Conclusion of Summary Judgment
In conclusion, the court ruled in favor of the defendants, affirming that Hirten LLC had a valid non-exclusive license to use the modified works and that Dean did not breach any fiduciary duties owed to Gerffert. The findings were based on the clear evidence presented, which showed that the license was granted with consideration and was thus irrevocable. The court maintained that Gerffert failed to provide sufficient evidence to counter the defendants' claims, particularly in relation to the allegations of fraud and breach of duty. By affirming the validity of the license and the appropriateness of Dean's actions, the court effectively dismissed Gerffert's copyright infringement claims and allegations against Dean. The decision underscored the importance of clear agreements and the implications of actions taken within the context of business transitions.

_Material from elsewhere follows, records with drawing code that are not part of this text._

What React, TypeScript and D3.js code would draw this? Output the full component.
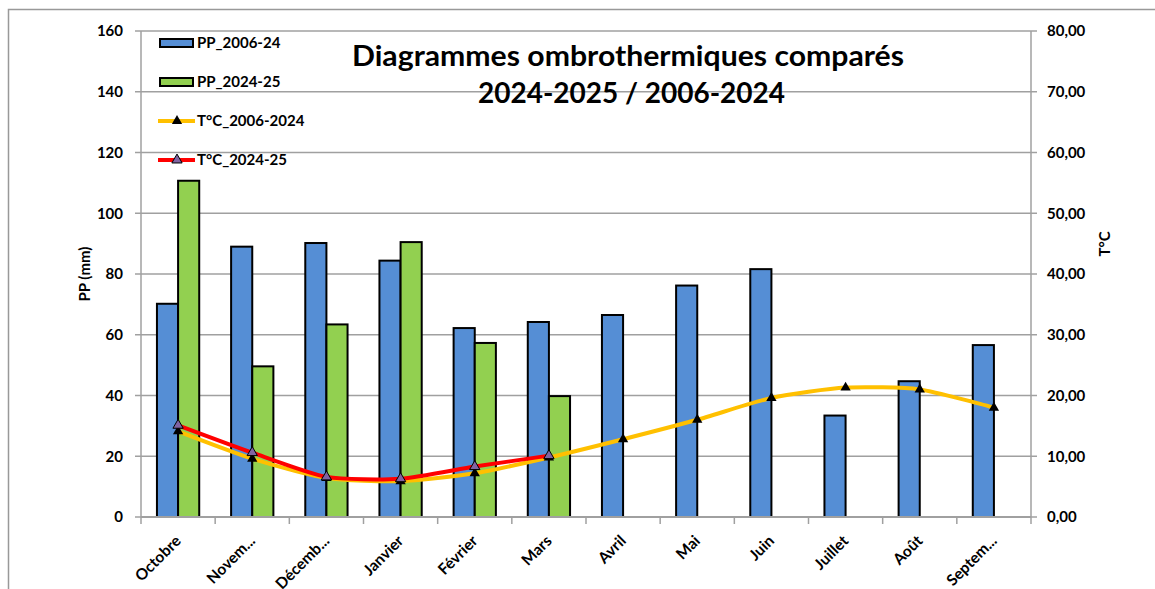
import * as d3 from "d3";

const months = ["Octobre", "Novem...", "Décemb...", "Janvier", "Février", "Mars", "Avril", "Mai", "Juin", "Juillet", "Août", "Septem..."];
const ppMean = [70.2, 89, 90.2, 84.4, 62.2, 64.2, 66.5, 76.2, 81.6, 33.4, 44.7, 56.6];
const ppCurrent: (number | null)[] = [110.7, 49.6, 63.4, 90.5, 57.3, 39.8, null, null, null, null, null, null];
const tMean = [14.1, 9.6, 6.4, 5.9, 7.2, 9.8, 12.8, 16.0, 19.6, 21.3, 21.0, 18.0];
const tCurrent = [15.1, 10.6, 6.6, 6.3, 8.3, 10.1];
const ppTicks = [0, 20, 40, 60, 80, 100, 120, 140, 160];
const tTicks = [0, 10, 20, 30, 40, 50, 60, 70, 80];

const FONT = "Lato, 'Open Sans', sans-serif";
const GRID = "#a0a0a0";

export default function App() {
  const width = 1155;
  const height = 589;
  const margin = { top: 31, right: 124, bottom: 72, left: 141 };
  const innerWidth = width - margin.left - margin.right;
  const innerHeight = 486;

  const x = d3.scaleBand().domain(months).range([0, innerWidth]).padding(0);
  const bw = x.bandwidth() * 0.285;
  const yPP = d3.scaleLinear().domain([0, 160]).range([innerHeight, 0]);
  const yT = d3.scaleLinear().domain([0, 80]).range([innerHeight, 0]);
  const cx = (m: string) => (x(m) ?? 0) + x.bandwidth() / 2;

  const line = d3
    .line<[string, number]>()
    .x((d) => cx(d[0]))
    .y((d) => yT(d[1]))
    .curve(d3.curveCardinal.tension(0.35));
  const meanPts = months.map((m, i) => [m, tMean[i]] as [string, number]);
  const curPts = tCurrent.map((v, i) => [months[i], v] as [string, number]);
  const tri = d3.symbol(d3.symbolTriangle, 46)() ?? "";

  const legendItems = [
    { label: "PP_2006-24", kind: "bar", color: "#558ED5" },
    { label: "PP_2024-25", kind: "bar", color: "#92D050" },
    { label: "T°C_2006-2024", kind: "line", color: "#FFC000", marker: "#000" },
    { label: "T°C_2024-25", kind: "line", color: "#FF0000", marker: "#8064A2" },
  ];

  return (
    <svg
      width={width}
      height={height}
      style={{ position: "absolute", left: 0, top: 0, background: "#fff" }}
      fontFamily={FONT}
    >
      <rect x={8.5} y={9.5} width={1200} height={700} fill="#fff" stroke="#999" strokeWidth={1.5} />
      <g transform={`translate(${margin.left}, ${margin.top})`}>
        {ppTicks.map((t) => (
          <g key={`g-${t}`}>
            <line x1={-6} x2={innerWidth} y1={yPP(t)} y2={yPP(t)} stroke={GRID} strokeWidth={1.5} />
            <line x1={innerWidth} x2={innerWidth + 6} y1={yPP(t)} y2={yPP(t)} stroke={GRID} strokeWidth={1.5} />
            <text x={-18} y={yPP(t)} dy="0.35em" textAnchor="end" fontSize={15} fontWeight={700}>
              {t}
            </text>
          </g>
        ))}
        {tTicks.map((t) => (
          <text key={`t-${t}`} x={innerWidth + 16} y={yT(t)} dy="0.35em" fontSize={15} fontWeight={700}>
            {t.toFixed(2).replace(".", ",")}
          </text>
        ))}
        <text
          x={352 - margin.left}
          y={66 - margin.top}
          textLength={552}
          lengthAdjust="spacingAndGlyphs"
          fontSize={28}
          fontWeight={700}
        >
          Diagrammes ombrothermiques comparés
        </text>
        <text
          x={478 - margin.left}
          y={103 - margin.top}
          textLength={307}
          lengthAdjust="spacingAndGlyphs"
          fontSize={28}
          fontWeight={700}
        >
          2024-2025 / 2006-2024
        </text>
        {months.map((m, i) => (
          <g key={m}>
            <rect x={cx(m) - bw} y={yPP(ppMean[i])} width={bw} height={innerHeight - yPP(ppMean[i])} fill="#558ED5" stroke="#000" strokeWidth={2} />
            {ppCurrent[i] != null && (
              <rect x={cx(m)} y={yPP(ppCurrent[i] as number)} width={bw} height={innerHeight - yPP(ppCurrent[i] as number)} fill="#92D050" stroke="#000" strokeWidth={2} />
            )}
          </g>
        ))}
        <line x1={0} x2={0} y1={0} y2={innerHeight} stroke={GRID} strokeWidth={1.5} />
        <line x1={innerWidth} x2={innerWidth} y1={0} y2={innerHeight} stroke={GRID} strokeWidth={1.5} />
        <line x1={0} x2={innerWidth} y1={innerHeight} y2={innerHeight} stroke={GRID} strokeWidth={2} />
        {d3.range(months.length + 1).map((i) => (
          <line key={`xt-${i}`} x1={i * x.step()} x2={i * x.step()} y1={innerHeight} y2={innerHeight + 7} stroke={GRID} strokeWidth={1.5} />
        ))}
        <path d={line(meanPts) ?? ""} fill="none" stroke="#FFC000" strokeWidth={4} />
        {meanPts.map(([m, v]) => (
          <path key={`mm-${m}`} d={tri} transform={`translate(${cx(m)}, ${yT(v)})`} fill="#000" />
        ))}
        <path d={line(curPts) ?? ""} fill="none" stroke="#FF0000" strokeWidth={4} />
        {curPts.map(([m, v]) => (
          <path key={`cm-${m}`} d={tri} transform={`translate(${cx(m)}, ${yT(v)})`} fill="#8064A2" stroke="#000" strokeWidth={1} />
        ))}
        {months.map((m) => (
          <text
            key={`xl-${m}`}
            transform={`translate(${cx(m)}, ${507}) rotate(-45)`}
            textAnchor="end"
            dy="0.35em"
            fontSize={15.5}
            fontWeight={700}
          >
            {m}
          </text>
        ))}
      </g>
      <text transform="translate(90, 274) rotate(-90)" textAnchor="middle" fontSize={15} fontWeight={700}>
        PP (mm)
      </text>
      <text transform="translate(1110, 244) rotate(-90)" textAnchor="middle" fontSize={15} fontWeight={700}>
        T°C
      </text>
      {legendItems.map((it, i) => {
        const cy = 43 + i * 39;
        return (
          <g key={it.label}>
            {it.kind === "bar" ? (
              <rect x={160} y={cy - 4} width={33} height={8} fill={it.color} stroke="#000" strokeWidth={2} />
            ) : (
              <g>
                <line x1={158} x2={195} y1={cy} y2={cy} stroke={it.color} strokeWidth={4} />
                <path d={tri} transform={`translate(177, ${cy})`} fill={it.marker} stroke="#000" strokeWidth={it.marker === "#000" ? 0 : 1} />
              </g>
            )}
            <text x={197} y={cy} dy="0.35em" fontSize={15} fontWeight={700}>
              {it.label}
            </text>
          </g>
        );
      })}
    </svg>
  );
}
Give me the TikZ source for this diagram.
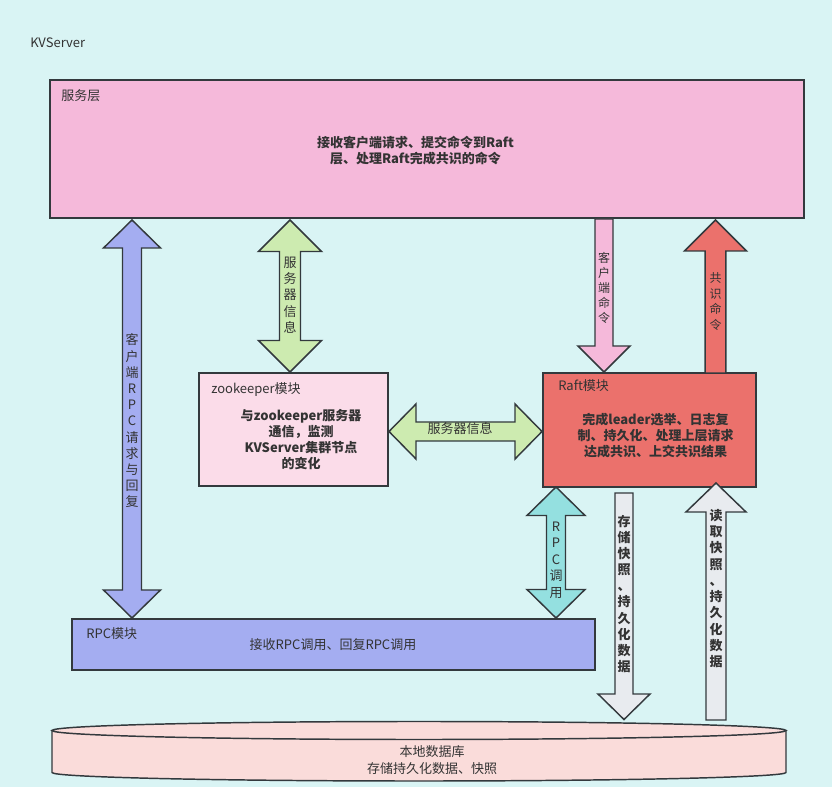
\documentclass[tikz,border=0pt]{standalone}
\usepackage{fontspec}
\setmainfont{Noto Sans CJK SC}

\definecolor{bg}{HTML}{D9F4F4}
\definecolor{edge}{HTML}{33393D}
\definecolor{ink}{HTML}{333333}
\definecolor{svcfill}{HTML}{F5B9DA}
\definecolor{zkfill}{HTML}{FBDCE9}
\definecolor{raftfill}{HTML}{EB716C}
\definecolor{rpcfill}{HTML}{A4ADF1}
\definecolor{greenfill}{HTML}{CDEBB0}
\definecolor{cyanfill}{HTML}{94E0E0}
\definecolor{grayfill}{HTML}{E8EBEF}
\definecolor{dbfill}{HTML}{FADCDA}

% block arrows; coordinates in pixels, y pointing down
% vertical double arrow: style, cx, ytop, ybottom, half shaft, half head, head length
\newcommand\vtwin[7]{%
  \draw[#1] (#2,#3) -- ({#2+#6},{#3+#7}) -- ({#2+#5},{#3+#7}) -- ({#2+#5},{#4-#7})
    -- ({#2+#6},{#4-#7}) -- (#2,#4) -- ({#2-#6},{#4-#7}) -- ({#2-#5},{#4-#7})
    -- ({#2-#5},{#3+#7}) -- ({#2-#6},{#3+#7}) -- cycle;}
% horizontal double arrow: style, cy, xleft, xright, half shaft, half head, head length
\newcommand\htwin[7]{%
  \draw[#1] (#3,#2) -- ({#3+#7},{#2-#6}) -- ({#3+#7},{#2-#5}) -- ({#4-#7},{#2-#5})
    -- ({#4-#7},{#2-#6}) -- (#4,#2) -- ({#4-#7},{#2+#6}) -- ({#4-#7},{#2+#5})
    -- ({#3+#7},{#2+#5}) -- ({#3+#7},{#2+#6}) -- cycle;}
% downward arrow: style, cx, ytail, ytip, half shaft, half head, head length
\newcommand\vdown[7]{%
  \draw[#1] ({#2-#5},#3) -- ({#2+#5},#3) -- ({#2+#5},{#4-#7}) -- ({#2+#6},{#4-#7})
    -- (#2,#4) -- ({#2-#6},{#4-#7}) -- ({#2-#5},{#4-#7}) -- cycle;}
% upward arrow: style, cx, ytip, ytail, half shaft, half head, head length
\newcommand\vup[7]{%
  \draw[#1] ({#2-#5},#4) -- ({#2+#5},#4) -- ({#2+#5},{#3+#7}) -- ({#2+#6},{#3+#7})
    -- (#2,#3) -- ({#2-#6},{#3+#7}) -- ({#2-#5},{#3+#7}) -- cycle;}

\tikzset{
  outline/.style={draw=edge, line width=1.1pt, line join=miter},
  box/.style={outline, rectangle, inner sep=0pt, outer sep=0pt, anchor=north west},
  lbl/.style={text=ink, inner sep=0pt, font=\fontsize{9.75}{12}\selectfont},
  title/.style={lbl, anchor=west},
  body/.style={lbl, align=center, font=\fontsize{9.75}{12}\selectfont\bfseries},
  vlbl/.style={lbl, align=center},
}

\begin{document}
\begin{tikzpicture}[x=0.75pt,y=-0.75pt]
\fill[bg] (0,0) rectangle (832,787);
\useasboundingbox (0,0) rectangle (832,787);

\node[title] (kv) at (30,43) {KVServer};

% service layer
\node[box, fill=svcfill, minimum width=754*0.75pt, minimum height=138*0.75pt] (svc) at (50,80) {};
\node[title] (svcT) at (61,96) {服务层};
\node[body] (svcB) at (415.5,150.5) {接收客户端请求、提交命令到Raft\\层、处理Raft完成共识的命令};

% zookeeper module
\node[box, fill=zkfill, minimum width=189*0.75pt, minimum height=113*0.75pt] (zk) at (199,373) {};
\node[title] (zkT) at (211,390) {zookeeper模块};
\node[body] (zkB) at (301,439.5) {与zookeeper服务器\\通信，监测\\KVServer集群节点\\的变化};

% raft module
\node[box, fill=raftfill, minimum width=213*0.75pt, minimum height=114*0.75pt] (raft) at (543,373) {};
\node[title] (raftT) at (558,386) {Raft模块};
\node[body] (raftB) at (655.5,435.5) {完成leader选举、日志复\\制、持久化、处理上层请求\\达成共识、上交共识结果};

% rpc module
\node[box, fill=rpcfill, minimum width=523*0.75pt, minimum height=51*0.75pt] (rpc) at (72,619) {};
\node[title] (rpcT) at (86,634) {RPC模块};
\node[lbl] (rpcB) at (333,645) {接收RPC调用、回复RPC调用};

% local database cylinder
\draw[outline, fill=dbfill] (52,730.5) -- (52,772.5)
  .. controls (52,777.2) and (216.3,781) .. (419,781)
  .. controls (621.7,781) and (786,777.2) .. (786,772.5) -- (786,730.5) -- cycle;
\draw[outline, fill=dbfill] (52,730.5)
  .. controls (52,725.5) and (216.3,721.5) .. (419,721.5)
  .. controls (621.7,721.5) and (786,725.5) .. (786,730.5)
  .. controls (786,735.5) and (621.7,739.5) .. (419,739.5)
  .. controls (216.3,739.5) and (52,735.5) .. (52,730.5) -- cycle;
\node[lbl, align=center, font=\fontsize{9.75}{12.4}\selectfont] (db) at (432,760) {本地数据库\\存储持久化数据、快照};

% block arrows
\vtwin{outline, fill=rpcfill}{132}{220}{618}{9.5}{28.5}{28}
\vtwin{outline, fill=greenfill}{290}{220}{372}{10.5}{31.5}{31.5}
\vtwin{outline, fill=cyanfill}{556}{487}{618}{9.5}{29}{28.5}
\htwin{outline, fill=greenfill}{431.5}{389}{542}{9.5}{27.5}{27}
\vdown{outline, fill=svcfill}{604}{219}{372}{9}{26}{26}
\vup{outline, fill=raftfill}{715.5}{220}{373}{10.3}{31}{31}
\vdown{outline, fill=grayfill}{624}{493}{719.5}{9}{26}{25.5}
\vup{outline, fill=grayfill}{716}{483}{720}{10}{30}{29}

% arrow labels
\node[vlbl, font=\fontsize{9.75}{12.15}\selectfont] (l1) at (132,421) {客\\户\\端\\R\\P\\C\\请\\求\\与\\回\\复};
\node[vlbl, font=\fontsize{9.75}{12.2}\selectfont] (l2) at (290,295) {服\\务\\器\\信\\息};
\node[vlbl, font=\fontsize{9}{11.25}\selectfont] (l3) at (604,288) {客\\户\\端\\命\\令};
\node[vlbl, font=\fontsize{9}{11.8}\selectfont] (l4) at (715.5,301.5) {共\\识\\命\\令};
\node[lbl] (l5) at (460,429) {服务器信息};
\node[vlbl, font=\fontsize{9.75}{12.4}\selectfont] (l6) at (556,560) {R\\P\\C\\调\\用};
\node[vlbl, font=\fontsize{9.75}{12.1}\selectfont\bfseries] (l7) at (624,594) {存\\储\\快\\照\\、\\持\\久\\化\\数\\据};
\node[vlbl, font=\fontsize{9.75}{12.2}\selectfont\bfseries] (l8) at (716,588.5) {读\\取\\快\\照\\、\\持\\久\\化\\数\\据};
\end{tikzpicture}
\end{document}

Legal Principles Established
The court's decision established several critical legal principles regarding copyright licenses and fiduciary duties. It affirmed that a non-exclusive copyright license granted with consideration is irrevocable and creates a valid defense against copyright infringement claims. This principle underscores the significance of understanding the nature of licenses in copyright law, particularly regarding implied licenses that arise from conduct. Additionally, the ruling clarified that actions taken by an employee, particularly in the context of facilitating business transitions, may not constitute a breach of fiduciary duty if they align with the interests of the employer. Overall, the case highlighted the necessity for clear communication and documentation in business dealings to avoid disputes related to rights and responsibilities.